I need to learn how to write recipes so people can internalize the technique. www.europeanpaintandtextures.com see the HOW TO page. Here's a pic of the work in progress.


----------



## RCP (Apr 18, 2007)

Nice work!
Have you ever done a video? I think a Youtube video would be ideal.


----------



## straight_lines (Oct 17, 2007)

Yup vids would be awesome.


----------



## BarcelonaGuy (Jun 30, 2010)

*You Tube Vids*

You know I have thought about making short how vids, but man I haven't a clue as to where to begin. 

Has anyone done YouTube clips before. Perhaps you could give some quick tips and suggestions. 
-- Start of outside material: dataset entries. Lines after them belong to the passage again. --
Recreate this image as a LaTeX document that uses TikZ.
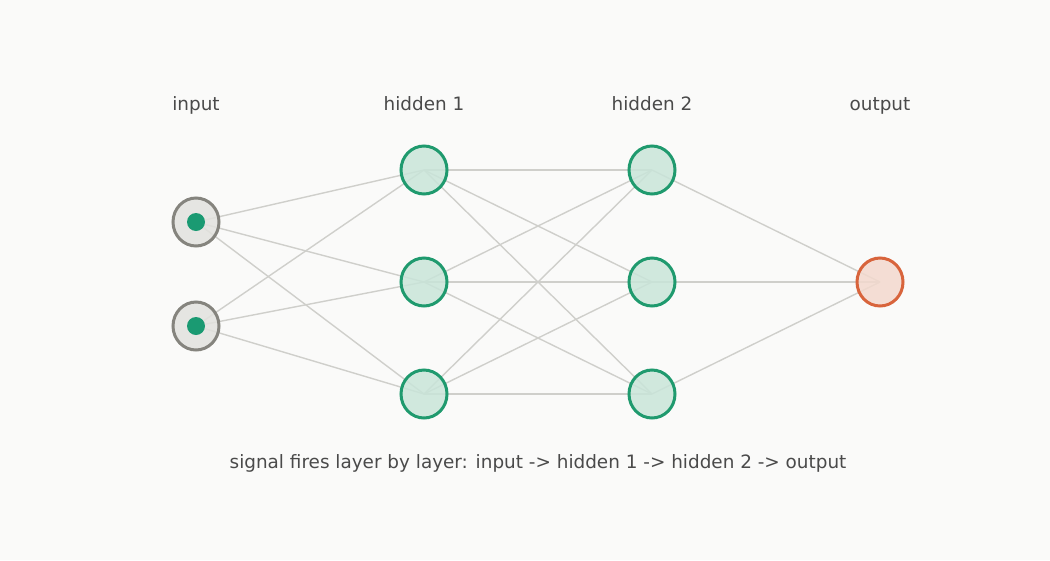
\documentclass[tikz,border=0pt]{standalone}
\usepackage{fontspec}
\setmainfont{DejaVu Sans}
\usetikzlibrary{backgrounds,shapes.geometric}
\definecolor{bg}{HTML}{FAFAF9}
\definecolor{txt}{HTML}{4A4A4A}
\definecolor{edge}{HTML}{CFCFCB}
\definecolor{instroke}{HTML}{85847E}
\definecolor{infill}{HTML}{E2E2DE}
\definecolor{hstroke}{HTML}{1F9A6E}
\definecolor{hfill}{HTML}{C9E5D9}
\definecolor{ostroke}{HTML}{D8643C}
\definecolor{ofill}{HTML}{F3D9CE}
\definecolor{dot}{HTML}{1A9A72}
\tikzset{
  neuron/.style={ellipse, minimum width=46pt, minimum height=48pt, inner sep=0pt, line width=3pt, fill opacity=0.85},
  innode/.style={neuron, draw=instroke, fill=infill},
  hnode/.style={neuron, draw=hstroke, fill=hfill},
  onode/.style={neuron, draw=ostroke, fill=ofill},
  dotnode/.style={circle, fill=dot, minimum size=18pt, inner sep=0pt},
  conn/.style={draw=edge, line width=1.4pt},
  lbl/.style={text=txt, font=\fontsize{18.4pt}{21pt}\selectfont, inner sep=0pt, text height=13.5pt, text depth=4.5pt},
}
\begin{document}
\begin{tikzpicture}[x=1pt,y=-1pt]
\useasboundingbox (0,0) rectangle (1050,560);
\node[lbl] (tin) at (196,106) {input};
\node[lbl] (th1) at (424,106) {hidden 1};
\node[lbl] (th2) at (652,106) {hidden 2};
\node[lbl] (tout) at (880,106) {output};
\node[innode] (i1) at (196,222) {};
\node[innode] (i2) at (196,326) {};
\node[hnode] (a1) at (424,170) {};
\node[hnode] (a2) at (424,282) {};
\node[hnode] (a3) at (424,394) {};
\node[hnode] (b1) at (652,170) {};
\node[hnode] (b2) at (652,282) {};
\node[hnode] (b3) at (652,394) {};
\node[onode] (o) at (880,282) {};
\begin{scope}[on background layer]
\fill[bg] (0,0) rectangle (1050,560);
\foreach \s in {i1,i2}{\foreach \t in {a1,a2,a3}{\draw[conn] (\s.center) -- (\t.center);}}
\foreach \s in {a1,a2,a3}{\foreach \t in {b1,b2,b3}{\draw[conn] (\s.center) -- (\t.center);}}
\foreach \s in {b1,b2,b3}{\draw[conn] (\s.center) -- (o.center);}
\end{scope}
\node[dotnode] (d1) at (i1.center) {};
\node[dotnode] (d2) at (i2.center) {};
\node[lbl] (cap) at (538,464) {signal fires layer by layer: input -> hidden 1 -> hidden 2 -> output};
\end{tikzpicture}
\end{document}
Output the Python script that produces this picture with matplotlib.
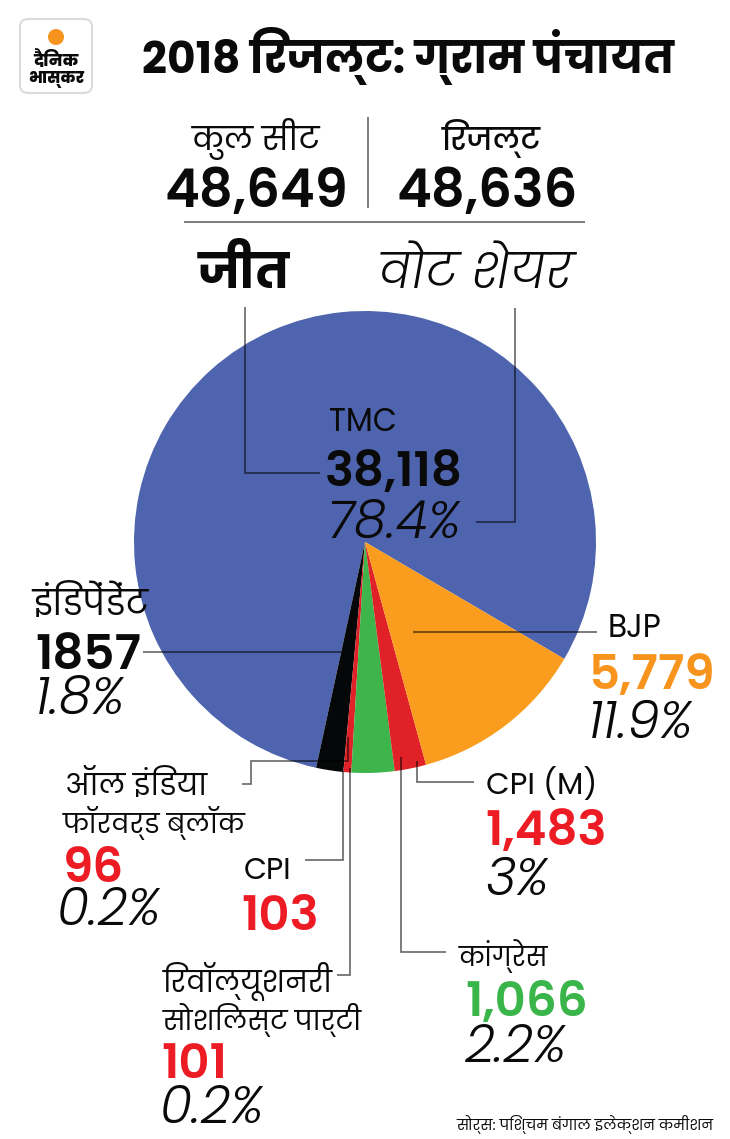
import re

import matplotlib
matplotlib.use("Agg")
import matplotlib.pyplot as plt
from matplotlib.patches import Circle, FancyBboxPatch

W, H = 730, 1139

# wedges as measured on the picture, going anticlockwise from the BJP/TMC edge
wedge_names = ["TMC", "इंडिपेंडेंट", "रिवॉल्यूशनरी", "कांग्रेस", "CPI (M)", "BJP"]
wedge_share = [80.05, 1.9, 0.55, 3.0, 2.2, 12.3]
wedge_colors = ["#4E64AE", "#060708", "#E02128", "#3DB54A", "#E02128", "#FA9C1D"]

title = "2018 रिजल्ट: ग्राम पंचायत"
total_label, total_seats = "कुल सीट", "48,649"
result_label, result_seats = "रिजल्ट", "48,636"
win_label, share_label = "जीत", "वोट शेयर"
source = "सोर्स: पश्चिम बंगाल इलेक्शन कमीशन"
logo_lines = ["दैनिक", "भास्कर"]

RED = "#ED1C24"
INK = "#0a0a0a"
LINE = "#000000"
SEATS_PT = 34.8
PCT_PT = 37.5


def visual_order(text):
    # matplotlib has no text shaping, so the i-matra has to come before its consonant cluster
    cons = "[\u0915-\u0939]"
    return re.sub(f"((?:{cons}\u094d)*{cons})\u093f", "\u093f\\1", text)


def Y(py):
    return H - py


fig = plt.figure(figsize=(W / 100, H / 100), dpi=100)
ax = fig.add_axes([0, 0, 1, 1])
ax.pie(
    wedge_share,
    colors=wedge_colors,
    startangle=-30.4,
    center=(365, Y(542)),
    radius=231,
    wedgeprops={"linewidth": 0},
)
ax.set_xlim(0, W)
ax.set_ylim(0, H)
ax.set_aspect("equal")
ax.axis("off")


def put(x, base, s, size, weight=400, color=INK, ha="left", style="normal"):
    ax.text(
        x, Y(base), visual_order(s), fontsize=size, fontweight=weight, color=color,
        ha=ha, va="baseline", fontstyle=style, family="Poppins",
    )


def seats(x, base, s, color=INK):
    put(x, base, s, SEATS_PT, 600, color)


def pct(x, base, s):
    put(x, base, s, PCT_PT, 300, style="italic")


def leader(xs, ys, lw=1.2):
    ax.plot(xs, [Y(v) for v in ys], color=LINE, alpha=0.6, lw=lw, solid_joinstyle="miter", solid_capstyle="butt")


# logo
ax.add_patch(FancyBboxPatch((20, Y(93)), 72, 74, boxstyle="round,pad=0,rounding_size=8",
                            fc="white", ec="#dcdcdc", lw=1.5))
ax.add_patch(Circle((56, Y(37)), 8, fc="#F7941D", ec="none"))
put(56, 66, logo_lines[0], 12, 800, ha="center")
put(56, 83, logo_lines[1], 11.5, 800, ha="center")

# header
put(408, 73, title, 31.5, 700, ha="center")
put(256, 150, total_label, 23.5, ha="center")
put(491, 150, result_label, 22, 500, ha="center")
put(256, 207, total_seats, 38, 600, ha="center")
put(487, 207, result_seats, 38, 600, ha="center")
leader([368, 368], [117, 208])
leader([184, 585], [222, 222])
put(244, 288, win_label, 35, 700, ha="center")
put(476, 288, share_label, 35, 300, ha="center", style="italic")

# leaders from the column heads into the TMC label
leader([245, 245, 320], [307, 473, 473])
leader([515, 515, 476], [308, 522, 522])

# party leaders
leader([413, 597], [632, 632])
leader([143, 341], [652, 652])
leader([242, 251, 251, 348, 348], [784, 784, 761, 761, 737])
leader([305, 343, 343], [860, 860, 771])
leader([337, 350, 350], [975, 975, 768])
leader([446, 401, 401], [952, 952, 757])
leader([474, 417, 417], [782, 782, 761])

# party labels
put(329, 431, "TMC", 22.5)
seats(325, 486, "38,118")
pct(326, 538, "78.4%")

put(608, 637, "BJP", 22.5)
seats(588, 689, "5,779", "#F7941D")
pct(588, 738, "11.9%")

put(32, 615, "इंडिपेंडेंट", 25)
seats(35, 669, "1857")
pct(35, 714, "1.8%")

put(65, 795, "ऑल इंडिया", 21.4)
put(63, 833, "फॉरवर्ड ब्लॉक", 19.5)
seats(63, 882, "96", RED)
pct(57, 925, "0.2%")

put(244, 879, "CPI", 21.5)
seats(241, 930, "103", RED)

put(163, 992, "रिवॉल्यूशनरी", 20.8)
put(163, 1030, "सोशलिस्ट पार्टी", 19.7)
seats(161, 1078, "101", RED)
pct(160, 1123, "0.2%")

put(486, 794, "CPI (M)", 22)
seats(485, 845, "1,483", RED)
pct(485, 895, "3%")

put(459, 966, "कांग्रेस", 19)
seats(465, 1016, "1,066", "#39B54A")
pct(465, 1062, "2.2%")

put(713, 1130, source, 10.6, ha="right")

fig.savefig("out.png", dpi=100)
In the mean time I'll post some other cool recipes and photos. Faux or decorative finishes aren't magic. 

Thank all


----------



## 6126 (May 9, 2010)

I have around 100 videos on youtube.http://www.youtube.com/user/easydoesitmikey Just go in a register for a free account. There are a lot of video editing programs out there. I'm by no means an expert, just do it as a hobby when I have time. Microsofts Windows Movie maker is the easiet to use and should already be on your computer. From what I've seen here at paint talk, there are a few members who are much more talented than myself when it comes to making videos. Feel free to PM me if you have any questions.


----------



## straight_lines (Oct 17, 2007)

BarcelonaGuy said:


> You know I have thought about making short how vids, but man I haven't a clue as to where to begin.
> 
> Has anyone done YouTube clips before. Perhaps you could give some quick tips and suggestions.
> 
> ...


 Posting them on youtube is easy, just make an account and you are ready to go. You will want to find an easy to use video editing software suit to use to make the most out of your vids.


----------



## aaron61 (Apr 29, 2007)

You crazy kids with your utube,facespace & mybook. Next you'll be sending text messages through your phone!!!!!


----------